### Problem
The lines to extract run from the first line of the material below to the line containing "(0,0) rectangle (573,428);", both included; leave the pictures behind.

### Data excerpt

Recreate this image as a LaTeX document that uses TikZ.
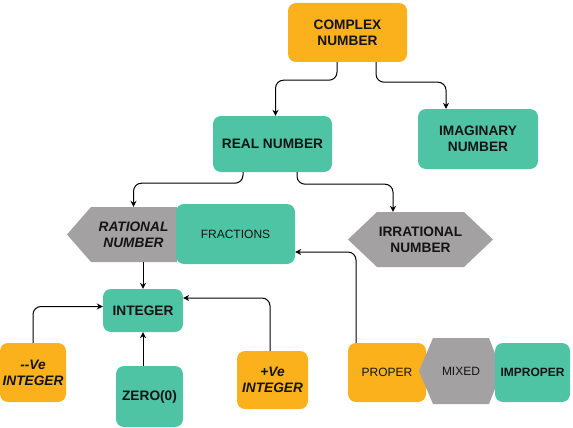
\documentclass[tikz,border=0pt]{standalone}
\usepackage{fontspec}
\setmainfont{Liberation Sans}
\usetikzlibrary{arrows.meta}
\definecolor{numorange}{HTML}{FBB11B}
\definecolor{numteal}{HTML}{4EC4A4}
\definecolor{numgray}{HTML}{A3A1A2}
\definecolor{numtext}{HTML}{141414}
\begin{document}
\begin{tikzpicture}[x=1pt,y=-1pt,
    box/.style={rounded corners=8pt,inner sep=0pt,align=center,text=numtext,
                font=\fontsize{13.7}{16}\selectfont\bfseries},
    orangebox/.style={box,fill=numorange},
    tealbox/.style={box,fill=numteal},
    plain/.style={font=\fontsize{12}{14}\selectfont},
    label/.style={inner sep=0pt,align=center,text=numtext,
                  font=\fontsize{13.7}{16}\selectfont\bfseries},
    slanted/.style={font=\fontsize{13.7}{16}\selectfont\bfseries\itshape},
    link/.style={-{Stealth[length=6pt,width=6pt]},line width=1pt,rounded corners=8pt}]
            \useasboundingbox (0,0) rectangle (573,428);

            % Draw top level
            \node[orangebox,minimum width=119pt,minimum height=59pt] (complex) at (347.5,32.5) {COMPLEX\\NUMBER};
            \node[tealbox,minimum width=119pt,minimum height=56pt] (real) at (272.5,144) {REAL NUMBER};
            \node[tealbox,minimum width=120pt,minimum height=60pt] (imag) at (478,139) {IMAGINARY\\NUMBER};

            % Draw rational and irrational
            \fill[numgray] (67,234.5) -- (91,207) -- (177,207) -- (177,262) -- (91,262) -- cycle;
            \node[label,slanted,minimum width=85pt,minimum height=55pt] (rat) at (133.5,234.5) {RATIONAL\\NUMBER};
            \node[tealbox,plain,minimum width=119pt,minimum height=60pt] (frac) at (235.5,234) {FRACTIONS};
            \fill[numgray] (348,239.5) -- (377,212) -- (464,212) -- (493,239.5) -- (464,267) -- (377,267) -- cycle;
            \node[label,minimum width=87pt,minimum height=55pt] (irr) at (420.5,239.5) {IRRATIONAL\\NUMBER};

            % Draw integers
            \node[tealbox,minimum width=80pt,minimum height=43pt] (int) at (143,310.5) {INTEGER};
            \node[orangebox,slanted,minimum width=66pt,minimum height=59pt] (neg) at (33,372.5) {{-}{-}Ve\\INTEGER};
            \node[tealbox,minimum width=67pt,minimum height=61pt] (zero) at (149.5,396.5) {ZERO(0)};
            \node[orangebox,slanted,minimum width=71pt,minimum height=58pt] (pos) at (272.5,380) {+Ve\\INTEGER};

            % Draw fraction kinds
            \node[orangebox,plain,minimum width=78pt,minimum height=59pt] (proper) at (387,372.5) {PROPER};
            \fill[numgray] (419,371) -- (433,338) -- (489,338) -- (502,371) -- (489,404) -- (433,404) -- cycle;
            \node[label,plain,minimum width=56pt,minimum height=60pt] (mixed) at (461,371) {MIXED};
            \node[tealbox,font=\fontsize{12}{14}\selectfont\bfseries,minimum width=75pt,minimum height=59pt] (improper) at (532.5,372.5) {IMPROPER};

            % Draw arrows
            \draw[link] ([xshift=-10.5pt]complex.south) -- ++(0,18) -| ([xshift=3pt]real.north);
            \draw[link] ([xshift=28.5pt]complex.south) -- ++(0,20) -| ([xshift=-32pt]imag.north);
            \draw[link] ([xshift=-29.5pt]real.south) -- ++(0,11) -| (rat.north);
            \draw[link] ([xshift=24.5pt]real.south) -- ++(0,12) -| ([xshift=-27.5pt]irr.north);
            \draw[link] (rat.south -| int.north) -- (int.north);
            \draw[link] ([xshift=-31pt]proper.north) |- ([yshift=-18pt]frac.east);
            \draw[link] (neg.north) |- ([yshift=4pt]int.west);
            \draw[link] (zero.north -| int.south) -- (int.south);
            \draw[link] ([xshift=-2.5pt]pos.north) |- ([yshift=12.5pt]int.east);
        \end{tikzpicture}
\end{document}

### Solution
Recreate this image as a LaTeX document that uses TikZ.
\documentclass[tikz,border=0pt]{standalone}
\usepackage{fontspec}
\setmainfont{Liberation Sans}
\usetikzlibrary{arrows.meta}
\definecolor{numorange}{HTML}{FBB11B}
\definecolor{numteal}{HTML}{4EC4A4}
\definecolor{numgray}{HTML}{A3A1A2}
\definecolor{numtext}{HTML}{141414}
\begin{document}
\begin{tikzpicture}[x=1pt,y=-1pt,
    box/.style={rounded corners=8pt,inner sep=0pt,align=center,text=numtext,
                font=\fontsize{13.7}{16}\selectfont\bfseries},
    orangebox/.style={box,fill=numorange},
    tealbox/.style={box,fill=numteal},
    plain/.style={font=\fontsize{12}{14}\selectfont},
    label/.style={inner sep=0pt,align=center,text=numtext,
                  font=\fontsize{13.7}{16}\selectfont\bfseries},
    slanted/.style={font=\fontsize{13.7}{16}\selectfont\bfseries\itshape},
    link/.style={-{Stealth[length=6pt,width=6pt]},line width=1pt,rounded corners=8pt}]
            \useasboundingbox (0,0) rectangle (573,428);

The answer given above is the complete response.